I am re-watching the first season of Survivor. You know. Richard Hatch and Borneo. The skin diseases. Susan and the thing about rats and snakes, and the actual rats and snakes shown through the night-vision camera. In something like episode two, Richard Hatch explains that he knows he’s going to win (and watching it now, one knows that in fact he does win), and spouts all sorts of premonitory stuff with what back then looked a lot like buffoonery and what every reality show castmember says in the confessional booth, but now looks just downright psychic.
I do not actually think that Richard Hatch is a psychic; I actually just think that Richard Hatch had a plan. I admit that recently I’ve found myself in what could be called a professional slump: I feel lazy, stale, old, and often as though I’ve already thought of everything I will think of for the rest of my life. Already I’m repeating stories. I’m not thirty and everyone’s already heard every story I have four hundred times. Is this because I have stopped caring about my existence because I’m so preoccupied with noticing interesting things and being imaginative? Did Richard Hatch, with his corporate-training communication skills, focus himself so intently on being able to adapt to a shifting emotional environment that he was able to win a difficult game?
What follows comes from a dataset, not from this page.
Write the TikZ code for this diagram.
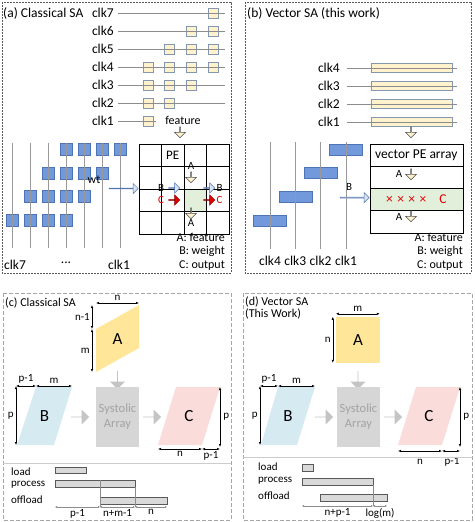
\documentclass[tikz,border=0pt]{standalone}
\usepackage{fontspec}
\setmainfont{Carlito}
\usetikzlibrary{shapes.arrows}
\usetikzlibrary{arrows.meta}
\usetikzlibrary{positioning}
\usetikzlibrary{matrix}

\definecolor{featyellow}{HTML}{FFF2CC}
\definecolor{featedge}{HTML}{8497B0}
\definecolor{wtblue}{HTML}{7199DB}
\definecolor{wtedge}{HTML}{4F74B3}
\definecolor{pegreen}{HTML}{E2EFDA}
\definecolor{hollowblue}{HTML}{DAE3F3}
\definecolor{outred}{HTML}{E00000}
\definecolor{matA}{HTML}{FFE699}
\definecolor{matB}{HTML}{D6EAF2}
\definecolor{matC}{HTML}{FADCDA}
\definecolor{sagray}{HTML}{D6D6D6}
\definecolor{satext}{HTML}{A3A3A3}
\definecolor{arrowgray}{HTML}{C4C4C4}
\definecolor{clkline}{HTML}{8C8C8C}

\tikzset{
  lbl/.style={font=\fontsize{13.5}{15}\selectfont, inner sep=0pt},
  leg/.style={font=\fontsize{12}{14}\selectfont, inner sep=0pt, anchor=east},
  sml/.style={font=\fontsize{11}{12}\selectfont, inner sep=0pt},
  bigl/.style={font=\fontsize{17}{18}\selectfont, inner sep=0pt},
  frameab/.style={draw=black!65, line width=0.9pt, dash pattern=on 2pt off 1pt},
  framecd/.style={draw=black!35, line width=0.8pt, dash pattern=on 4pt off 2pt},
  clkln/.style={draw=clkline, line width=0.5pt},
  vln/.style={draw=black!40, line width=0.5pt},
  fsq/.style={draw=featedge, fill=featyellow, minimum size=10pt, inner sep=0pt, line width=0.5pt},
  fbar/.style={draw=featedge, fill=featyellow, minimum width=81pt, minimum height=9pt, inner sep=0pt, line width=0.5pt},
  wsq/.style={draw=wtedge, fill=wtblue, minimum size=12pt, inner sep=0pt, line width=0.4pt},
  wbar/.style={draw=wtedge, fill=wtblue, minimum width=33pt, minimum height=11pt, inner sep=0pt, line width=0.4pt},
  blockarrow/.style={single arrow, inner sep=0pt, single arrow head extend=2.5pt, line width=0.5pt},
  featarrow/.style={blockarrow, draw=black!70, fill=featyellow, minimum width=11pt, minimum height=11pt, shape border rotate=270},
  wtarrow/.style={blockarrow, draw=wtedge, fill=hollowblue, minimum width=10pt, minimum height=11pt},
  outarrow/.style={blockarrow, draw=outred!60!black, fill=outred, minimum width=10pt, minimum height=11pt},
  fatarrow/.style={single arrow, inner sep=0pt, single arrow head extend=3.5pt, fill=arrowgray, minimum width=15pt, minimum height=18pt},
  sabox/.style={fill=sagray, text=satext, minimum width=43pt, minimum height=60pt, inner sep=0pt, align=center, font=\fontsize{12.5}{15}\selectfont},
  dim/.style={line width=0.5pt, {Latex[length=3pt,width=2.4pt]}-{Latex[length=3pt,width=2.4pt]}},
  tbar/.style={draw=black!65, fill=black!15, line width=0.5pt},
  tline/.style={draw=black!45, line width=0.5pt},
  taxis/.style={draw=black!45, line width=0.5pt, {Latex[length=2pt,width=2pt]}-{Latex[length=2pt,width=2pt]}},
}

\begin{document}
\begin{tikzpicture}[x=1pt,y=-1pt]
\useasboundingbox (0,0) rectangle (474,522);
\draw[frameab] (2,2) rectangle (231,273);
\draw[frameab] (245,2) rectangle (471,273);
\draw[framecd] (3,293) rectangle (231,520);
\draw[framecd] (243,293) rectangle (472,520);

% (a) classical systolic array
\node[lbl,anchor=west] (ta) at (3,13) {(a) Classical SA};
\foreach \k/\y/\cols in {7/13/{4},6/31/{3,4},5/49/{2,3,4},4/67/{1,2,3,4},3/85/{1,2,3},2/103/{1,2},1/121/{1}}{
  \node[lbl,anchor=east] (clka\k) at (114,\y) {clk\k};
  \foreach \c in \cols
    \node[fsq] (fa\k\c) at ({148+21.7*(\c-1)},\y) {};
}
\foreach \k in {2,...,7}
  \draw[clkln] ([xshift=4pt]clka\k.east) -- +(107,0);
\draw[clkln] ([xshift=4pt]clka1.east) -- ([xshift=3pt]fa11.east);
\node[leg,anchor=center] (feat) at (183,120) {feature};
\node[featarrow] (farr) at (180,132) {};

\foreach \r/\y in {1/149,2/172.7,3/196.3,4/220}
  \foreach \j in {1,...,4}{
    \pgfmathtruncatemacro{\i}{4-\r+\j}
    \node[wsq] (w\r\j) at ({12+18*(\i-1)},\y) {};
  }
\foreach \i in {1,...,7}
  \draw[vln] ({12+18*(\i-1)},143) -- +(0,105);
\node[lbl] (wclk7) at (15,265) {clk7};
\node[lbl] (wdots) at (66,263) {...};
\node[lbl] (wclk1) at (119,265) {clk1};

\matrix (pe) [matrix of nodes, nodes in empty cells, anchor=north west,
  nodes={draw, anchor=center, line width=0.6pt, minimum size=22.5pt, inner sep=0pt, font=\fontsize{13}{14}\selectfont},
  column sep=-0.6pt, row sep=-0.6pt] at (135,140)
{
  & PE & & \\
  & & & \\
  & & |[fill=pegreen]| & \\
  & & & \\
};
\node[sml] (atop) at (191,166) {A};
\node[featarrow] (aarr1) at (191,177) {};
\node[featarrow] (aarr2) at (191,213) {};
\node[sml] (abot) at (191,223) {A};
\node[sml] (bl) at (161,188) {B};
\node[sml,text=outred] (cl) at (161,200) {C};
\node[wtarrow] (barr1) at (174,188) {};
\node[outarrow] (carr1) at (174,200) {};
\node[wtarrow] (barr2) at (209,188) {};
\node[outarrow] (carr2) at (209,200) {};
\node[sml] (br) at (219.5,188) {B};
\node[sml,text=outred] (cr) at (219.5,200) {C};
\node[wtarrow, minimum height=29pt, anchor=east] (wtarr) at (pe-3-1.north west) {};
\node[leg,anchor=center] (wt) at (94,180) {wt};

\node[leg] (la) at (225,237) {A: feature};
\node[leg] (lb) at (225,251) {B: weight};
\node[leg] (lc) at (225,266) {C: output};

% (b) vector systolic array
\node[lbl,anchor=west] (tb) at (247,13) {(b) Vector SA (this work)};
\foreach \k/\y in {4/68,3/86,2/104,1/122}{
  \node[lbl,anchor=east] (clkb\k) at (340,\y) {clk\k};
  \node[fbar] (fb\k) at (411.5,\y) {};
  \draw[clkln] ([xshift=7pt]clkb\k.east) -- +(110,0);
}
\node[featarrow] (fbarr) at (411,132) {};

\matrix (vpe) [matrix of nodes, nodes in empty cells, anchor=north west,
  nodes={draw, anchor=center, line width=0.6pt, minimum width=93pt, minimum height=22.3pt, inner sep=0pt, font=\fontsize{13.5}{15}\selectfont},
  row sep=-0.6pt] at (366,140)
{
  vector PE array \\
  \\
  |[fill=pegreen, text=outred]| ×\hspace{4.5pt}×\hspace{4.5pt}×\hspace{4.5pt}×\hspace{13pt}C \\
  \\
};
\node[sml] (va1) at (399,174) {A};
\node[featarrow] (vaarr1) at (411,174) {};
\node[sml] (va2) at (399,217) {A};
\node[featarrow] (vaarr2) at (411,216) {};
\node[wtarrow, minimum height=29pt, anchor=east] (vbarr) at ([yshift=2pt]vpe-3-1.west) {};
\node[sml] (vb) at (349,187) {B};

\foreach \k/\x/\y in {1/346/150,2/320.6/173,3/295.3/197,4/270/221}{
  \node[wbar] (wb\k) at (\x,\y) {};
  \draw[vln] (\x,142) -- (\x,249);
  \node[lbl] (clkv\k) at (\x,261) {clk\k};
}
\node[leg] (vla) at (463,237) {A: feature};
\node[leg] (vlb) at (463,251) {B: weight};
\node[leg] (vlc) at (463,266) {C: output};

% (c) classical dataflow
\node[leg,anchor=west] (tc) at (5,303) {(c) Classical SA};
\coordinate (cA1) at (96,329);
\coordinate (cA2) at (139,305);
\coordinate (cA3) at (139,348);
\coordinate (cA4) at (96,372);
\fill[matA] (cA1) -- (cA2) -- (cA3) -- (cA4) -- cycle;
\node[bigl] (cA) at (117.5,339) {A};
\draw[dim] (96,303) -- node[sml,above=2pt] (cdn) {n} (139,303);
\draw[dim] (92,305) -- node[sml,left=2pt] (cdn1) {n-1} (92,329);
\draw[dim] (92,329) -- node[sml,left=2pt] (cdm) {m} (92,372);
\node[fatarrow, shape border rotate=270] (cdown) at (117.5,380) {};
\node[sabox] (cSA) at (117.5,417) {Systolic\\Array};

\coordinate (cB1) at (36,387);
\coordinate (cB2) at (72,387);
\coordinate (cB3) at (54,445);
\coordinate (cB4) at (17,445);
\fill[matB] (cB1) -- (cB2) -- (cB3) -- (cB4) -- cycle;
\node[bigl] (cB) at (44.5,416) {B};
\draw[dim] (16,386) -- node[sml,above=2pt] (cdp1) {p-1} (36,386);
\draw[dim] (36,386) -- node[sml,above=2pt] (cdmb) {m} (72,386);
\draw[dim] (16,386) -- node[sml,left=2pt] (cdp) {p} (16,445);
\node[fatarrow] (carrb) at (80,417) {};
\node[fatarrow] (carrc) at (152,417) {};

\coordinate (cC1) at (176,387);
\coordinate (cC2) at (220,387);
\coordinate (cC3) at (202,445);
\coordinate (cC4) at (158,445);
\fill[matC] (cC1) -- (cC2) -- (cC3) -- (cC4) -- cycle;
\node[bigl] (cC) at (189,416) {C};
\draw[dim] (158,449) -- node[sml,below=2pt] (cdnc) {n} (202,449);
\draw[dim] (202,449) -- node[sml,below=2pt] (cdp1c) {p-1} (220,449);
\draw[dim] (220,387) -- node[sml,right=3pt] (cdpc) {p} (220,447);

\draw[draw=black!20, line width=0.6pt] (3,463) -- (231,463);
\node[sml,anchor=west] (cload) at (11,472) {load};
\node[sml,anchor=west] (cproc) at (11,485) {process};
\node[sml,anchor=west] (coff) at (11,500) {offload};
\draw[tbar] (55,467) rectangle (86,473);
\draw[tbar] (55,480) rectangle (135,487);
\draw[tbar] (100,497) rectangle (167,504);
\draw[tline] (100,480) -- (100,507);
\draw[tline] (135,487) -- (135,507);
\draw[taxis] (55,507) -- node[sml,below=2pt] (cx1) {p-1} (100,507);
\draw[taxis] (100,507) -- node[sml,below=2pt] (cx2) {n+m-1} (135,507);
\draw[taxis] (135,507) -- node[sml,below=2pt] (cx3) {n} (167,507);

% (d) vector dataflow
\node[leg,anchor=north west,align=left,font=\fontsize{12}{11.5}\selectfont] (td) at (245,297) {(d) Vector SA\\(This Work)};
\node[fill=matA, minimum width=44pt, minimum height=46pt, inner sep=0pt] (dAbox) at (358,340) {};
\node[bigl] (dA) at (dAbox) {A};
\draw[dim] (dAbox.north west) ++(0,-3) -- node[sml,above=2pt] (ddm) {m} ++(44,0);
\draw[dim] (dAbox.north west) ++(-3,0) -- node[sml,left=2pt] (ddn) {n} ++(0,46);
\node[fatarrow, shape border rotate=270] (ddown) at (358,380) {};
\node[sabox] (dSA) at (358.5,417) {Systolic\\Array};

\coordinate (dB1) at (278,387);
\coordinate (dB2) at (315,387);
\coordinate (dB3) at (297,445);
\coordinate (dB4) at (261,445);
\fill[matB] (dB1) -- (dB2) -- (dB3) -- (dB4) -- cycle;
\node[bigl] (dB) at (288,416) {B};
\draw[dim] (260,386) -- node[sml,above=2pt] (ddp1) {p-1} (278,386);
\draw[dim] (278,386) -- node[sml,above=2pt] (ddmb) {m} (315,386);
\draw[dim] (260,386) -- node[sml,left=2pt] (ddp) {p} (260,445);
\node[fatarrow] (darrb) at (324,417) {};
\node[fatarrow] (darrc) at (393,417) {};

\coordinate (dC1) at (416,387);
\coordinate (dC2) at (460,387);
\coordinate (dC3) at (442,445);
\coordinate (dC4) at (398,445);
\fill[matC] (dC1) -- (dC2) -- (dC3) -- (dC4) -- cycle;
\node[bigl] (dC) at (429,416) {C};
\draw[dim] (398,451) -- (442,451);
\draw[dim] (442,451) -- (460,451);
\node[sml] (ddnc) at (420,462) {n};
\node[sml] (ddp1c) at (452,462) {p-1};
\draw[dim] (460,387) -- node[sml,right=3pt] (ddpc) {p} (460,447);

\draw[draw=black!20, line width=0.6pt] (243,457) -- (472,457);
\node[sml,anchor=west] (dload) at (258,467) {load};
\node[sml,anchor=west] (dproc) at (258,481) {process};
\node[sml,anchor=west] (doff) at (258,496) {offload};
\draw[tbar] (302,464) rectangle (313,471);
\draw[tbar] (302,478) rectangle (373,485);
\draw[tbar] (320,494) rectangle (387,501);
\draw[tline] (373,485) -- (373,506);
\draw[taxis] (302,506) -- node[sml,below=2pt] (dx1) {n+p-1} (373,506);
\draw[taxis] (373,506) -- node[sml,below=2pt] (dx2) {log(m)} (387,506);
\end{tikzpicture}
\end{document}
One doesn’t have to become Richard Hatch (a “snake,” a sneak) to learn from Richard Hatch. All he did was look around, listen, and adjust himself accordingly. Perhaps that’s both easier and better than shouting over the din.
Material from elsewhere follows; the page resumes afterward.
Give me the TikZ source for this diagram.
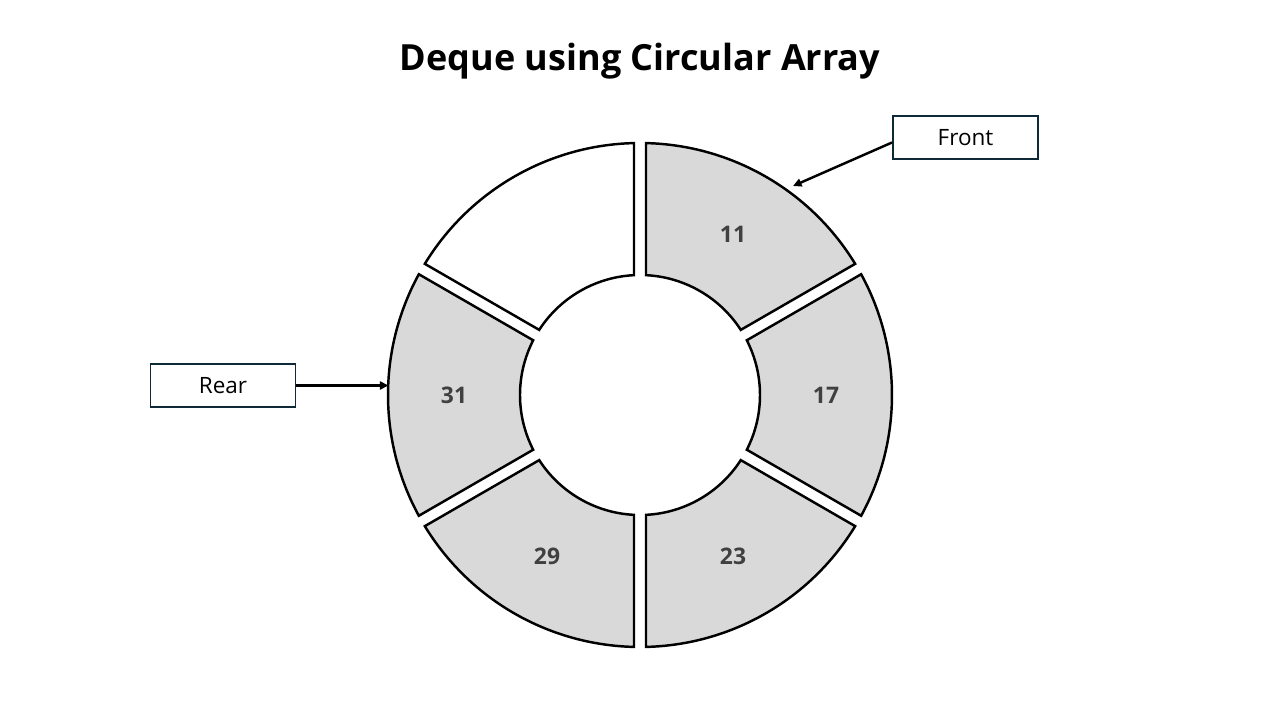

A person must have felt very driven, out in Borneo, away from the internet, back in 1999. To win a million dollars, to write the Great American Novel, to record a concept album, to catch a fish, to find a coconut, etc etc. It would be exhausting (bugs, tropical storms, lack of reliable protein, despair, malaise) but also a good time for razor-focus reflection. No ideas floating around sounding a lot like the idea you had three months ago and making you feel discouraged. The best thing would be to have elements of the existence of a cast member of Survivor: Borneo in 1999 incorporated into your human form, the one that’s now sitting in a room with walls and a floor and indoor plumbing and MTV and hardcover books. It can’t be impossible, if certain people can bend spoons with their minds.